C'est le b.a.-ba de la politique que de tenter de se dédouaner et après tout le pouvoir n'est pas responsable de  tout, surtout en ère de globalisation. Inversement il est de bonne tactique pour l'opposition de taxer le pouvoir en place de tous les maux. Nicolas Sarkozy a essayé de mettre tous ses échecs sur le dos de la crise de 2008 et François Hollande de les imputer au seul Sarkozy...  Avec succès d'ailleurs, comme on sait. L'équité voudrait que l'on tienne compte à chaque fois du contexte: Le président précédent a été sans nul doute plus contraint que l'actuel par la conjoncture mondiale. Il n'y a plus de crise dans le monde depuis 2010 et en Europe depuis 2013 ( jusqu'à présent !). La vraie question est donc : qui a fait le mieux - ou le moins mal - compte tenu du contexte ? La réponse est claire et tous les graphiques le montrent : la France faisait mieux que la moyenne de la zone euro avant 2012 ; elle fait pire depuis. L'idée, longtemps taboue, commence à faire son chemin. 

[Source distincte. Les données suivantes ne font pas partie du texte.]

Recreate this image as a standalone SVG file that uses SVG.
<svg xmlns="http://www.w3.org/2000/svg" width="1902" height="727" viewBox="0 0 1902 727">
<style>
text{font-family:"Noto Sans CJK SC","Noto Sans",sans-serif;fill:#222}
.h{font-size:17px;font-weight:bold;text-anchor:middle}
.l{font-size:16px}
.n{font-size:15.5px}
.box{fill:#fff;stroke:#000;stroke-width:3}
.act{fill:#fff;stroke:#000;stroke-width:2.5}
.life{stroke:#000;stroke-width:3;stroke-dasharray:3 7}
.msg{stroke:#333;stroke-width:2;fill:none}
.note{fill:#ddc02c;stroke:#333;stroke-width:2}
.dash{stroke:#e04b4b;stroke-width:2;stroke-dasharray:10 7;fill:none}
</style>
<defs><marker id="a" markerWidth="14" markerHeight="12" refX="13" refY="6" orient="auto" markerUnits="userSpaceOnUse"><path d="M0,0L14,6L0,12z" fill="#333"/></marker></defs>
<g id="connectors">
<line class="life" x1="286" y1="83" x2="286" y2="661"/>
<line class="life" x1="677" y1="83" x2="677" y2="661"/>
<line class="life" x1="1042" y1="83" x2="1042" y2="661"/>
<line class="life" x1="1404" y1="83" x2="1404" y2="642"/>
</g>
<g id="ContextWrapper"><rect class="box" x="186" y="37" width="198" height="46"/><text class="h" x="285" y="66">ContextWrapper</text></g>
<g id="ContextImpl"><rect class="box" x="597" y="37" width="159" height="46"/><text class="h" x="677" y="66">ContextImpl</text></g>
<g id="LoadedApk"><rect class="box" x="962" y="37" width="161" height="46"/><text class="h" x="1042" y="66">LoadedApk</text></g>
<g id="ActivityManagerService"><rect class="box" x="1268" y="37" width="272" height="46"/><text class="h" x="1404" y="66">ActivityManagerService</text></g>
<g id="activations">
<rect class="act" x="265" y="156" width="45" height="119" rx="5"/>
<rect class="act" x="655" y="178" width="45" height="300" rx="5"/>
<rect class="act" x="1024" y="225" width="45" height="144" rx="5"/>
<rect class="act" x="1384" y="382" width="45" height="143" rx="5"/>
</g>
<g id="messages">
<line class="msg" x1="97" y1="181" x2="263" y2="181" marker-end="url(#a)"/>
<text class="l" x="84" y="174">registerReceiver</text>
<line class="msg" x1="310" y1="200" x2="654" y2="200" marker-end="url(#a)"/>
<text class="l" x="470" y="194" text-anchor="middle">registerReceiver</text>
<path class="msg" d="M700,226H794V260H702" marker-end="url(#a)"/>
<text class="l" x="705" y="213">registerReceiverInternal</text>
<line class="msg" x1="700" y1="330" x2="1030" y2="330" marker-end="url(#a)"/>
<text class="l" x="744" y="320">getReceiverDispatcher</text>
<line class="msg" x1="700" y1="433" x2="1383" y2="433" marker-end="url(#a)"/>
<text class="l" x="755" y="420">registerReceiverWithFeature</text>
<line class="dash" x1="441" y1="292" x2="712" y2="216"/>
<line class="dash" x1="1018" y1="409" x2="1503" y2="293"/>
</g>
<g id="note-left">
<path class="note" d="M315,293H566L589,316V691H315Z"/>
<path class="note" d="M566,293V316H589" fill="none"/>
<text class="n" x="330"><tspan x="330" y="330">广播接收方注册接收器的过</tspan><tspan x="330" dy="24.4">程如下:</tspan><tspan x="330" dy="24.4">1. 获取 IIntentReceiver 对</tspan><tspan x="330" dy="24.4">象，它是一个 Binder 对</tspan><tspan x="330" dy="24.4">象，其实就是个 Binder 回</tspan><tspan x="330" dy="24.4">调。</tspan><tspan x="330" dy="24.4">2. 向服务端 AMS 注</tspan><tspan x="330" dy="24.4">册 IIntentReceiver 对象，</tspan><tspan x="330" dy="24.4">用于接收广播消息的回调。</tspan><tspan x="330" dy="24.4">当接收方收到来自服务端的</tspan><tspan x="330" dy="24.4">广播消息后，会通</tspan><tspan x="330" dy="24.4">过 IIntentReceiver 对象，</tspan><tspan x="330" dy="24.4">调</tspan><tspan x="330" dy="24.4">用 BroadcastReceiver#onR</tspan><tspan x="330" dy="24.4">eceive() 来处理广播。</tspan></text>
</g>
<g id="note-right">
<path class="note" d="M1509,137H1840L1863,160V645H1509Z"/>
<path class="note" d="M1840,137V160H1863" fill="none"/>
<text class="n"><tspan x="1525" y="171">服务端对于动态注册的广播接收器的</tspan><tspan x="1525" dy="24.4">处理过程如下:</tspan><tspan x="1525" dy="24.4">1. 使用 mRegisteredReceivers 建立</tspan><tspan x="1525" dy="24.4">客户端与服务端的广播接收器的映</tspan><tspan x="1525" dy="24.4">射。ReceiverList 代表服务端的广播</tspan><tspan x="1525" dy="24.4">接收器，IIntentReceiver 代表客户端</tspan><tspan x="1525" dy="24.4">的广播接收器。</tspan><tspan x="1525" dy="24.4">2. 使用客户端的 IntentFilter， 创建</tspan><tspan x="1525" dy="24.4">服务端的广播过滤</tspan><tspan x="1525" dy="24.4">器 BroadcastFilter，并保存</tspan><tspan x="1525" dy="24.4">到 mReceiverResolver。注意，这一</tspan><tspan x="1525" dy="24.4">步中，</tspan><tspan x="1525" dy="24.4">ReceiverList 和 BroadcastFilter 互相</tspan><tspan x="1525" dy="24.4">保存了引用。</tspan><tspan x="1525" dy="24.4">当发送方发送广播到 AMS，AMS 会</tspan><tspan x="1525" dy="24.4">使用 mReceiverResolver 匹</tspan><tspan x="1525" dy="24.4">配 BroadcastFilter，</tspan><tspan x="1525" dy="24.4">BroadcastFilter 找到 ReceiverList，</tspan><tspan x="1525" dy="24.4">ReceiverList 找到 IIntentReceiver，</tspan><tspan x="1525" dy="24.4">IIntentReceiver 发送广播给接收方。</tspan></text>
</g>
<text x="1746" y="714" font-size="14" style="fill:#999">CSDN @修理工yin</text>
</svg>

Ce qui est également frappant dans l'actuel quinquennat c'est le dévoiement du mot de "responsabilité", véritable leitmotiv du discours de Manuel Valls, revenant quasiment dans chacune de ses phrases, alors que justement ce gouvernement n'est jamais responsable de rien. Remarquons qu'aucun ministre n'a été contraint à la démission pour un échec dans son secteur ou son désaveu public de la politique gouvernementale. Christiane Taubira est partie d'elle-même. La reconduction de Stéphane le Foll au Ministère de l'agriculture, où il n'a plus aucune crédibilité, en est un nouveau signe. Et les couacs, déjà, recommencent dans la nouvelle équipe. Le seul "crime" fatal est celui de lèse-majesté, c'est à dire d'attaque directe contre le Président : cf. Montebourg et Hamon à l'été 2014. L'équité là encore impose de dire que ce défaut est général dans les élites françaises, pas seulement politiques et pas seulement de gauche : la fuite devant ses propres responsabilités est sans doute l'une des causes les plus sûres du fameux divorce actuel avec "le peuple". Le "système Hollande" en marque juste le paroxysme.